Beneficiaries who believe a trustee is overcharging have the right to petition the court for a review of the trustee’s compensation. This is not theoretical; it happens regularly, and courts take these challenges seriously. Judges will examine the trustee’s time records, the complexity of the trust, the results achieved, and what comparable trustees charge in the local market. Filing fees for these petitions vary by jurisdiction but commonly range from $50 to several hundred dollars.

When a court finds that a trustee’s fees are excessive, the available remedies go well beyond simply telling the trustee to charge less going forward. Under the Uniform Trust Code framework adopted by a majority of states, courts can:

  • Reduce or deny compensation: The court can cut the trustee’s fee to a reasonable level or eliminate it entirely for a period where the trustee performed poorly.
  • Compel restoration: If the trustee already withdrew excessive fees, the court can order them to pay the money back to the trust.
  • Remove the trustee: Persistent overcharging or a pattern of self-dealing can result in the trustee being replaced entirely.
  • Surcharge the trustee: In cases involving breach of fiduciary duty, the court can impose a surcharge requiring the trustee to restore the trust to the position it would have occupied but for the breach, which can include prejudgment interest.

The best defense a trustee has against a fee challenge is thorough documentation.
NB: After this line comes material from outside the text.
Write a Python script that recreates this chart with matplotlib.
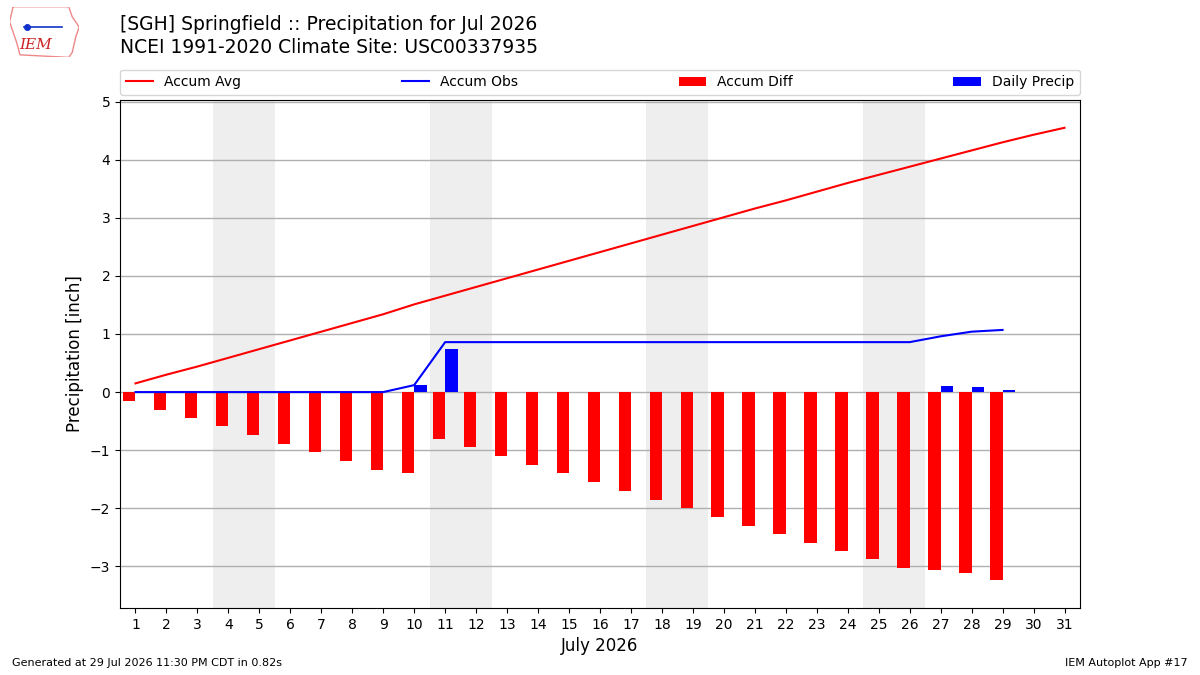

Detailed time records, clear descriptions of tasks performed, and transparent billing practices make it easy for a court to confirm that the compensation was earned. Trustees who bill in vague lump sums or fail to keep contemporaneous records are far more vulnerable to having their fees reduced, even if the actual amount charged was reasonable.

Keeping Beneficiaries Informed About Fees

Transparency is both a legal obligation and a practical strategy for avoiding disputes. Under the Uniform Trust Code, trustees must provide qualified beneficiaries with annual reports covering trust property, liabilities, receipts, and disbursements. Trustee compensation falls squarely within “disbursements,” so beneficiaries should see exactly what the trustee charged and when.

Some states go further and require advance written notice before a trustee withdraws compensation, giving beneficiaries a window to object before the money leaves the trust. Even where advance notice is not legally required, providing it voluntarily is one of the simplest ways to build trust with beneficiaries and head off expensive court proceedings. A trustee who surprises beneficiaries with a large fee withdrawal they did not know was coming is practically inviting a petition to the court, regardless of whether the fee was actually reasonable.